Wednesday, April 8, 2020

The Isolation Journals - Day 8

Today's prompt from essayist Hallie Goodman sounded like a ton of fun, but I had a tough time articulating what I wanted to say.  I don't know if I'm just feeling a mid-week funk or if me and my uterus are marching up PMS Hill (probably both) but I'm not super pleased with today's results.  Here they are anyway, though, because if I'm good at anything, it's honoring largely inconsequential promises I make to myself.

Prompt:  Pick five time periods, ages, or moments from your life—they can be spread out or all clustered together. Don't think too hard about your choices, just write down the first one that comes to mind and move to the next. 

Example:
1. First grade.
2. Jr. high.
3. Sleeping in a Buick (age 17).
4. Stripping in Texas (age 20).
5. Getting sober (age 25).

With me so far? Feeling admiration for my life choices? Great! 

Next pick a song to pair with each moment. Again, try not to think too hard. Let it be a gut thing. Example: Jr. High—"Mother" by Danzig

Now write a quick and dirty paragraph about each one. Then take the one that feels most interesting to you and expand it.

---

1. Earliest memories, Age 3 - From the Cocktail movie soundtrack, Bobby McFerrin's "Don't Worry, Be Happy"



In the late 1980s, my mom used to drive a big blue Bronco.  In the tape deck, for our shared enjoyment, she kept a rotation of Monkees cassettes and the soundtrack from the movie Cocktail with Tom Cruise.  "Kokomo," "The Hippy Hippy Shake," and "Don't Worry, Be Happy" were as good as lullabies, rocking me to sleep in my carseat with a plush Ernie in one fist and a Bert in the other.

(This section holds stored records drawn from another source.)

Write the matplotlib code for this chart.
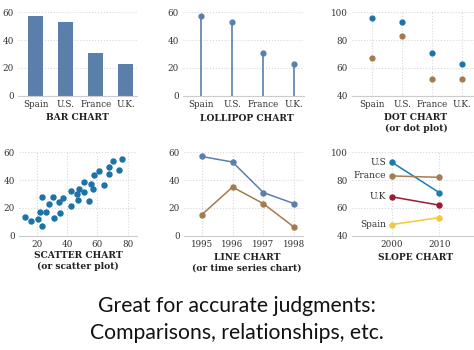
import numpy as np
import matplotlib
matplotlib.use("Agg")
import matplotlib.pyplot as plt

countries = ["Spain", "U.S.", "France", "U.K."]
share = [57, 53, 31, 23]

dot_blue = [96, 93, 71, 63]
dot_brown = [67, 83, 52, 52]

scatter_x = [12.4, 16.7, 21.1, 22.0, 23.9, 23.9, 26.1, 28.5, 30.9, 31.5, 35.0,
             35.4, 37.2, 42.4, 42.4, 46.5, 47.0, 48.0, 51.0, 51.0, 54.3, 56.0,
             57.0, 57.6, 61.1, 64.3, 67.4, 67.4, 70.2, 74.1, 76.1]
scatter_y = [13.4, 10.3, 11.8, 17.0, 27.8, 7.2, 17.0, 22.5, 27.8, 12.7, 24.2,
             16.0, 27.3, 21.3, 32.4, 30.2, 25.4, 33.8, 31.2, 38.8, 25.0, 37.4,
             33.3, 43.4, 46.3, 36.4, 44.4, 49.4, 53.7, 47.2, 55.2]

years = [1995, 1996, 1997, 1998]
line_blue = [57, 53, 31, 23]
line_brown = [15, 35, 23, 6]

slope_years = [2000, 2010]
slope_names = ["U.S", "France", "U.K", "Spain"]
slope_vals = [[93, 71], [83, 82], [68, 62], [48, 53]]
slope_colors = ["#1b7bb0", "#a87c52", "#9c1c35", "#f0c93c"]

W, H = 474, 350
SERIF = "DejaVu Serif"
TXT = "#333333"
GRID = "#d8d8d8"
STEEL = "#5b7fab"
TEAL = "#1d73a6"
BROWN = "#a47a4e"

fig = plt.figure(figsize=(W / 100, H / 100), dpi=100)


def make_ax(x0, x1, y0, y1):
    # pixel box -> figure fraction
    ax = fig.add_axes([x0 / W, 1 - y1 / H, (x1 - x0) / W, (y1 - y0) / H])
    for s in ["top", "right", "left"]:
        ax.spines[s].set_visible(False)
    ax.spines["bottom"].set_color("#cccccc")
    ax.spines["bottom"].set_linewidth(0.8)
    ax.tick_params(length=0, labelsize=6.3, colors=TXT, pad=3)
    ax.set_axisbelow(True)
    return ax


def style_ticks(ax):
    for lab in ax.get_xticklabels() + ax.get_yticklabels():
        lab.set_family(SERIF)
        lab.set_color(TXT)


def title(x, y, s, size=6.6):
    fig.text(x / W, 1 - y / H, s, ha="center", va="center", family=SERIF,
             fontweight="bold", fontsize=size, color="#222222")


# bar chart
ax = make_ax(18, 137, 12.3, 95.7)
ax.bar(range(4), share, width=0.5, color=STEEL)
ax.set_xlim(-0.6, 3.37)
ax.set_ylim(0, 60)
ax.set_yticks([0, 20, 40, 60])
ax.set_xticks(range(4))
ax.set_xticklabels(countries)
ax.yaxis.grid(True, linestyle=":", color=GRID, linewidth=0.8)
style_ticks(ax)
title(77, 117, "BAR CHART")

# lollipop
ax = make_ax(183, 304, 12.3, 95.7)
ax.vlines(range(4), 0, share, color=STEEL, linewidth=1.2)
ax.scatter(range(4), share, s=12, color=STEEL, zorder=3)
ax.set_xlim(-0.59, 3.33)
ax.set_ylim(0, 60)
ax.set_yticks([0, 20, 40, 60])
ax.set_xticks(range(4))
ax.set_xticklabels(countries)
ax.yaxis.grid(True, linestyle=":", color=GRID, linewidth=0.8)
style_ticks(ax)
title(247, 118, "LOLLIPOP CHART")

# dot chart
ax = make_ax(352, 474, 12.3, 95.7)
ax.scatter(range(4), dot_blue, s=12, color=TEAL, zorder=3)
ax.scatter(range(4), dot_brown, s=12, color=BROWN, zorder=3)
ax.set_xlim(-0.68, 3.4)
ax.set_ylim(40, 100)
ax.set_yticks([40, 60, 80, 100])
ax.set_xticks(range(4))
ax.set_xticklabels(countries)
ax.grid(True, linestyle=":", color=GRID, linewidth=0.8)
style_ticks(ax)
title(416, 117, "DOT CHART")
title(416, 128, "(or dot plot)")

# scatter
ax = make_ax(19, 137, 152.3, 235.7)
ax.scatter(scatter_x, scatter_y, s=13, color=TEAL, zorder=3)
ax.set_xlim(8.5, 86)
ax.set_ylim(0, 60)
ax.set_yticks([0, 20, 40, 60])
ax.set_xticks([20, 40, 60, 80])
ax.grid(True, linestyle=":", color=GRID, linewidth=0.8)
style_ticks(ax)
title(78, 255, "SCATTER CHART")
title(78, 266, "(or scatter plot)")

# line chart
ax = make_ax(184, 303, 152.3, 235.7)
ax.plot(years, line_blue, color=STEEL, marker="o", markersize=3.6, linewidth=1.1)
ax.plot(years, line_brown, color=BROWN, marker="o", markersize=3.6, linewidth=1.1)
ax.set_xlim(1994.43, 1998.28)
ax.set_ylim(0, 60)
ax.set_yticks([0, 20, 40, 60])
ax.set_xticks(years)
ax.grid(True, linestyle=":", color=GRID, linewidth=0.8)
style_ticks(ax)
title(247, 257, "LINE CHART")
title(247, 268, "(or time series chart)")

# slope chart
ax = make_ax(352, 474, 152.3, 235.7)
for name, vals, c in zip(slope_names, slope_vals, slope_colors):
    ax.plot(slope_years, vals, color=c, marker="o", markersize=3.6, linewidth=1.1)
    ax.annotate(name, (slope_years[0], vals[0]), xytext=(-4, 0),
                textcoords="offset points", ha="right", va="center",
                family=SERIF, fontsize=6.5, color=TXT)
ax.set_xlim(1991.7, 2017.3)
ax.set_ylim(40, 100)
ax.set_yticks([40, 60, 80, 100])
ax.set_xticks(slope_years)
ax.grid(True, linestyle=":", color=GRID, linewidth=0.8)
style_ticks(ax)
title(416, 257, "SLOPE CHART")

# caption
fig.text(0.5, 1 - 306 / H, "Great for accurate judgments:", ha="center",
         va="center", family="Lato", fontsize=15.2, color="#111111")
fig.text(0.5, 1 - 333 / H, "Comparisons, relationships, etc.", ha="center",
         va="center", family="Lato", fontsize=15.2, color="#111111")

fig.savefig("out.png", dpi=100)
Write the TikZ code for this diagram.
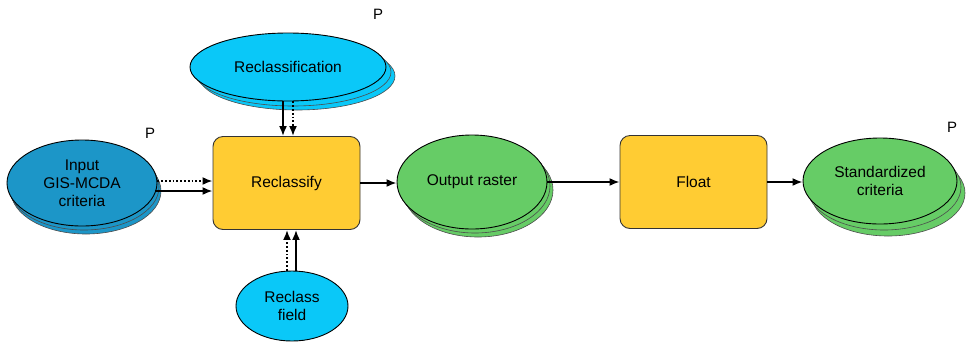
\documentclass[tikz,border=0pt]{standalone}
\usepackage{fontspec}
\setmainfont{Liberation Sans}
\usetikzlibrary{shapes.geometric,arrows.meta,calc}
\definecolor{dblue}{RGB}{28,150,200}
\definecolor{lblue}{RGB}{10,200,248}
\definecolor{lgreen}{RGB}{102,204,102}
\definecolor{gold}{RGB}{255,204,51}
\tikzset{
  ell/.style={ellipse, draw=black, line width=0.9pt, align=center, font=\fontsize{15.5}{18}\selectfont, inner sep=0pt},
  ellcopy/.style={ellipse, draw=black!70, line width=0.6pt, inner sep=0pt},
  procbox/.style={rectangle, rounded corners=10pt, draw=black!80, line width=0.9pt, fill=gold, font=\fontsize{15.5}{18}\selectfont, inner sep=0pt, minimum width=147pt, minimum height=93pt},
  plabel/.style={font=\fontsize{15}{18}\selectfont},
  conn/.style={line width=1.8pt, -{Latex[length=10pt,width=8pt]}},
  dconn/.style={line width=1.8pt, dotted, -{Latex[length=10pt,width=8pt]}},
}
\begin{document}
\begin{tikzpicture}[x=1pt,y=-1pt]
\useasboundingbox (0,0) rectangle (968,346);
% Input criteria (stacked)
\node[ellcopy, fill=dblue, minimum width=150pt, minimum height=86pt] at (86,191) {};
\node[ellcopy, fill=dblue, minimum width=150pt, minimum height=86pt] at (84,187) {};
\node[ell, fill=dblue, minimum width=150pt, minimum height=86pt] (in) at (82,183) {Input\\GIS-MCDA\\criteria};
% Reclassification (stacked)
\node[ellcopy, fill=lblue, minimum width=196pt, minimum height=68pt] at (297,76) {};
\node[ellcopy, fill=lblue, minimum width=196pt, minimum height=68pt] at (293,72) {};
\node[ell, fill=lblue, minimum width=196pt, minimum height=68pt] (rcl) at (288,67) {Reclassification};
% Reclassify box
\node[procbox] (rc) at (286.5,183) {Reclassify};
% Reclass field
\node[ell, fill=lblue, minimum width=112pt, minimum height=70pt] (rf) at (292,306) {Reclass\\field};
% Output raster (stacked)
\node[ellcopy, fill=lgreen, minimum width=150pt, minimum height=94pt] at (478,190) {};
\node[ellcopy, fill=lgreen, minimum width=150pt, minimum height=94pt] at (475,186) {};
\node[ell, fill=lgreen, minimum width=150pt, minimum height=94pt] (out) at (472,182) {Output raster};
% Float box
\node[procbox] (fl) at (693.5,182) {Float};
% Standardized criteria (stacked)
\node[ellcopy, fill=lgreen, minimum width=154pt, minimum height=86pt] at (888,193) {};
\node[ellcopy, fill=lgreen, minimum width=154pt, minimum height=86pt] at (884,187) {};
\node[ell, fill=lgreen, minimum width=154pt, minimum height=86pt] (sc) at (880,181) {Standardized\\criteria};
% P labels
\node[plabel] (p1) at (150,133) {P};
\node[plabel] (p2) at (378,14) {P};
\node[plabel] (p3) at (952,127) {P};
% Connectors
\draw[dconn] ([yshift=2pt]in.east) -- ([yshift=2pt]in.east -| rc.west);
\draw[conn] ([yshift=-8pt]in.east) ++(-2,0) coordinate (a1) -- (a1 -| rc.west);
\draw[conn] ([xshift=-5pt]rcl.south) -- ([xshift=-5pt]rcl.south |- rc.north);
\draw[dconn] ([xshift=5pt]rcl.south) -- ([xshift=5pt]rcl.south |- rc.north);
\draw[dconn] ([xshift=-5pt]rf.north) -- ([xshift=-5pt]rf.north |- rc.south);
\draw[conn] ([xshift=4pt]rf.north) -- ([xshift=4pt]rf.north |- rc.south);
\draw[conn] (rc.east) -- (rc.east -| out.west);
\draw[conn] (out.east) -- (out.east -| fl.west);
\draw[conn] (fl.east) -- (fl.east -| sc.west);
\end{tikzpicture}
\end{document}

I didn't realize how deeply ingrained these songs became in my concept of common knowledge until I was on a long car trip with friends in the days before smart phones.  "Don't Worry, Be Happy" came on the stereo and debate ensued.  I was outnumbered and appalled, my friends adamantly insisting it was Bob Marley.  Without the aid of Google, the argument raged on past innumerable mile markers on I-95.  It doesn't matter that I was right, because the real loser of the argument was the poor dad driving a van full of screaming teenagers.  Wrong Bob, guys!


2. Summer after 6th Grade, Age 12 - "Locked Out" by Crowded House

Remember Columbia House Music Club?  How did that not bankrupt the music industry?  How did it survive people like me, who gleefully accepted armfuls of free CDs and then canceled without paying a dime?  I amassed so much music of questionable quality, but one true gem stands out.  Shortly after I received my first Discman and began abusing the capitalist system, I acquired Crowded House's Together Alone album (how relevant).  I remember a habit of falling asleep every night with "Locked Out" on repeat in my headphones, risking strangulation for aural transportation.


3.  Freshman Year of College, Age 18 - "Reinventing Axl Rose" by Against Me!

The first time I heard Against Me! I was lying in bed in my apartment in Philly, listening to a burned CD my friend Danielle mailed me, along with a note that said something like "Yo, you gotta check this out!"  Even writing this now, I get giddy thinking about that first listen.  The first time I saw them live at the Unitarian Church on Chestnut Street.  

I was supposed to see them next month when they came through Nashville, but now I wonder when we'll ever have live music again.  God, this prompt was supposed to be fun, and I'm bumming myself out.




4.  Senior Year of High School, Age 17 - "Wasted Days" by The Slackers

The first day of senior year, I started my busted old Saturn and turned the stereo all the way up.  "Wasted Days" has a killer bass line and I wanted everyone to hear it as I pulled in the parking lot.  In retrospect, everyone else was doing the same thing, blasting carefully selected music in the hopes of signifying something generally inaccurate about their personas.  

I'm a chill person, is the vibe I was going for.  I'm the kind of person who wastes days, not the kind of person who gets paid to do other people's homework.  The very act of deliberately curating that transmission exposes the lie.


5.  Now, Age 34 - "This Year" by The Mountain Goats

The chorus is defiant and oxymoronic.  "I am gonna make it through this year if it kills me."

It's a little on the nose, yes, but this year will kill a lot of us, literally or figuratively.  Don't go down without a fight.  It helps if you have an anthem.


1 comment:

  1. Ah, yes. Your music memories and choices through the years are (mostly) the best!!